Qui sommes-nous ? Il y a dans notre Église protestante des personnes qui ont été baptisées dans l'Église catholique romaine et qui ont pris leur distance pour des raisons qui leur appartiennent et qui connaissent les différences spirituelles qui existent entre nous. Il y a dans votre Église des personnes qui ne comprennent pas le protestantisme, qui ne comprennent pas son éloignement et qui voudraient peut-être que nous revenions dans le giron de la « sainte mère ». Mais il n'est pas nécessaire de devenir identiques pour s'aimer comme le veut le Christ, notre maître aux uns et aux autres.
L'unité de l'Église du Christ, celle pour laquelle nous prions, est réalisée, non pas quand nous devenons les mêmes, tous unis dans une même foule indistincte, alignés comme des soldats ou des esclaves ou en un seul troupeau de zèbres, en une seule Église, mais au contraire lorsque dans nos différences, dans nos divergences, dans nos identités particulières, nous éprouvons pour l'autre une réelle fraternité ! Ne prions jamais pour que l'autre devienne comme moi. Ne prions jamais pour les catholiques deviennent protestants ni pour que les protestants deviennent catholiques mais pour que chacun découvre dans sa vie la force du message du Christ.

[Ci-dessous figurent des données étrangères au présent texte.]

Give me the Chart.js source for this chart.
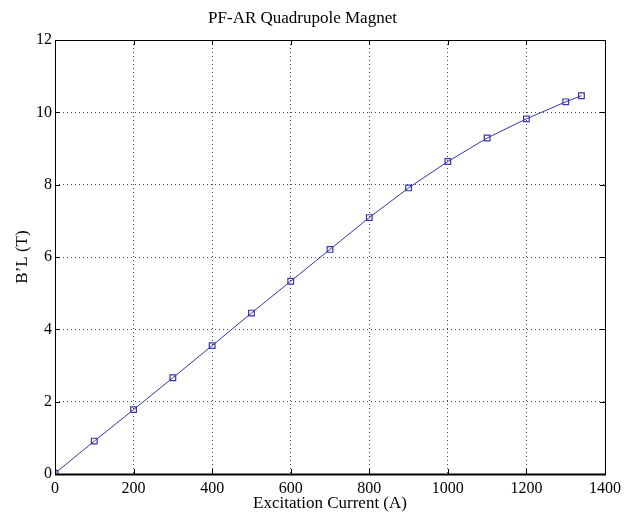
<!DOCTYPE html>
<html>
<head>
<meta charset="utf-8">
<script src="https://cdn.jsdelivr.net/npm/chart.js@4/dist/chart.umd.min.js"></script>
<style>
  html, body { margin: 0; padding: 0; background: #fff; }
  #wrap { width: 632px; height: 512px; }
</style>
</head>
<body>
<div id="wrap"><canvas id="myChart" width="632" height="512"></canvas></div>
<script>
'use strict';

// DATA
// ====
var current = [0, 100, 200, 300, 400, 500, 600, 700, 800, 900, 1000, 1100, 1200, 1300, 1340];
var bl = [0.02, 0.91, 1.78, 2.66, 3.55, 4.45, 5.33, 6.21, 7.09, 7.91, 8.64, 9.29, 9.82, 10.29, 10.46];
var xTicks = [0, 200, 400, 600, 800, 1000, 1200, 1400];
var yTicks = [0, 2, 4, 6, 8, 10, 12];

var serif = "'Liberation Serif', 'DejaVu Serif', serif";
var lineColor = '#3535b0';

// draws the box and inward tick marks (matlab style)
var frame = {
    id: 'frame',
    afterDraw: function (chart) {
        var ctx = chart.ctx;
        var a = chart.chartArea;
        var xs = chart.scales.x, ys = chart.scales.y;
        ctx.save();
        ctx.strokeStyle = '#000';
        ctx.lineWidth = 1;
        xTicks.forEach(function (v) {
            var px = Math.round(xs.getPixelForValue(v)) + 0.5;
            ctx.beginPath();
            ctx.moveTo(px, a.bottom); ctx.lineTo(px, a.bottom - 5);
            ctx.moveTo(px, a.top); ctx.lineTo(px, a.top + 5);
            ctx.stroke();
        });
        yTicks.forEach(function (v) {
            var py = Math.round(ys.getPixelForValue(v)) + 0.5;
            ctx.beginPath();
            ctx.moveTo(a.left, py); ctx.lineTo(a.left + 5, py);
            ctx.moveTo(a.right, py); ctx.lineTo(a.right - 5, py);
            ctx.stroke();
        });
        ctx.strokeRect(a.left + 0.5, a.top + 0.5, a.right - a.left, a.bottom - a.top);
        ctx.lineWidth = 2;
        ctx.beginPath();
        ctx.moveTo(a.left, a.bottom + 0.5); ctx.lineTo(a.right + 1, a.bottom + 0.5);
        ctx.stroke();
        ctx.restore();
    }
};

var points = current.map(function (c, i) { return { x: c, y: bl[i] }; });

var ctx = document.getElementById('myChart');
var myChart = new Chart(ctx, {
    type: 'line',
    data: {
        datasets: [{
            data: points,
            borderColor: lineColor,
            borderWidth: 1,
            pointStyle: 'rect',
            pointRadius: 4,
            pointBorderWidth: 1.2,
            pointBackgroundColor: 'rgba(0,0,0,0)',
            pointBorderColor: lineColor,
            fill: false,
            tension: 0
        }]
    },
    plugins: [frame],
    options: {
        responsive: false,
        animation: false,
        layout: { padding: { left: 0, right: 27, top: 0, bottom: 0 } },
        plugins: {
            legend: { display: false },
            tooltip: { enabled: false },
            title: {
                display: true,
                text: 'PF-AR Quadrupole Magnet',
                color: '#000',
                font: { family: serif, size: 17, weight: 'normal' },
                padding: { top: 8, bottom: 11.6 }
            }
        },
        scales: {
            x: {
                type: 'linear',
                min: 0,
                max: 1400,
                afterBuildTicks: function (s) { s.ticks = xTicks.map(function (v) { return { value: v }; }); },
                afterFit: function (s) { s.height = 38; },
                border: { display: false, dash: [1, 3] },
                grid: { color: '#444', drawTicks: false },
                ticks: {
                    color: '#000', padding: 5, maxRotation: 0,
                    font: { family: serif, size: 16 },
                    callback: function (v) { return String(v); }
                },
                title: {
                    display: true,
                    text: 'Excitation Current (A)',
                    color: '#000',
                    padding: 0,
                    font: { family: serif, size: 17, lineHeight: 1 }
                }
            },
            y: {
                min: 0,
                max: 12,
                afterBuildTicks: function (s) { s.ticks = yTicks.map(function (v) { return { value: v }; }); },
                afterFit: function (s) { s.width = 55; },
                border: { display: false, dash: [1, 3] },
                grid: { color: '#444', drawTicks: false },
                ticks: {
                    color: '#000', padding: 3,
                    font: { family: serif, size: 16 },
                    callback: function (v) { return String(v); }
                },
                title: {
                    display: true,
                    text: 'B\u2019L (T)',
                    color: '#000',
                    padding: { top: 12, bottom: 0 },
                    font: { family: serif, size: 17 }
                }
            }
        }
    }
});
</script>
</body>
</html>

Le récit du samaritain nous parle de compassion ou plus exactement de miséricorde, on dirait aujourd'hui d'empathie mais j'aime bien le mot de fraternité qui nous unit, catholiques et protestants à Guebwiller. Si mon frère ne va pas bien, souffre dans sa chair, je ne peux pas aller bien, je souffre avec lui comme nous souffrons lorsque nos Églises s'empêtrent dans des scandales qui n'ont rien à voir avec le témoignage chrétien ou dérivent vers des affirmations identitaires qui rejettent l'autre, l'étranger ou le différent. Je me réjouis lorsque mon frère se réjouit, que ses aspirations se réalisent comme nous nous réjouissons lorsque nos communautés connaissent une vie spirituelle qui déborde sur nos existences individuelles, que chacun soit nourri d'un esprit de liberté et de fraternité, autrement dit en communion.

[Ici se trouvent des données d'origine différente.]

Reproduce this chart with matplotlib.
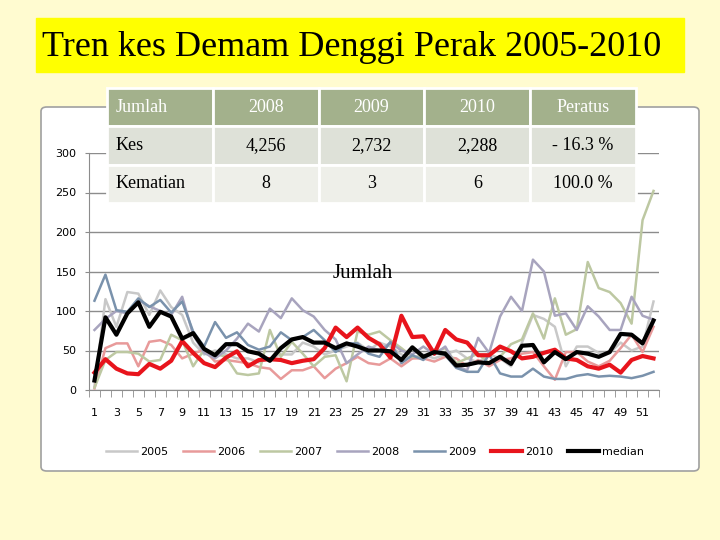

C'est justement parce que je suis différent de mon frère, que nous nous ressemblons bien sûr parce que nous avons la même origine mais il serait idiot de vouloir n'être qu'un puisque nous n'avons pas la même histoire, nous n'avons pas la même vision du monde ni la même expérience. C'est peut-être même parce que nous sommes différents que nous nous aimons.

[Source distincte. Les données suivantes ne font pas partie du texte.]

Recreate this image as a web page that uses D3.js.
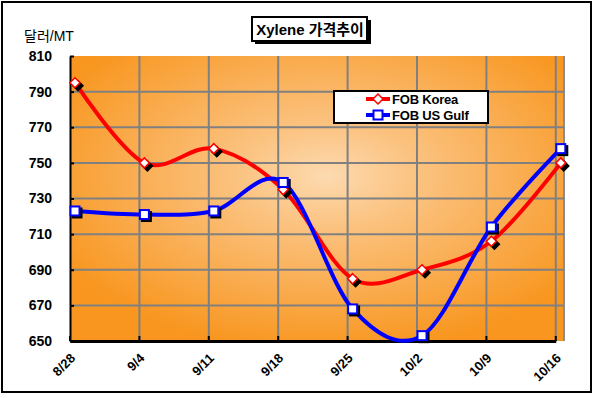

Jésus, maître en miracle, s'il en est, nous l'enseigne. Le véritable miracle, celui auquel nous pouvons croire n'est pas dans le miraculeux, dans de l'eau qui se change en vin, dans des statues qui pleurent, des anges qui apparaissent ni dans des bougies qui ne s'éteignent pas. Le véritable miracle, c'est à chaque fois, qu'à l'exemple du samaritain, nous osons la fraternité là où il pourrait y avoir de la rancœur, nous osons le respect quand il pourrait y avoir du mépris, nous osons la compassion quand il pourrait y avoir la satisfaction malsaine de voir l'autre dans ses problèmes, nous osons poser la question quand il y a quelque chose que nous ne comprenons pas, nous osons la compréhension quand il pourrait y avoir du jugement et du rejet.
N'en déplaise au docteur de la loi qui vient interroger Jésus, nous savons qui est notre prochain : il est là, à côté de moi, différent de moi et nous avons besoin l'un de l'autre dans la richesse de nos différences. Alors oui, aujourd'hui nous avons vécu un miracle ! Qu'il déborde dans notre vie de tous les jours.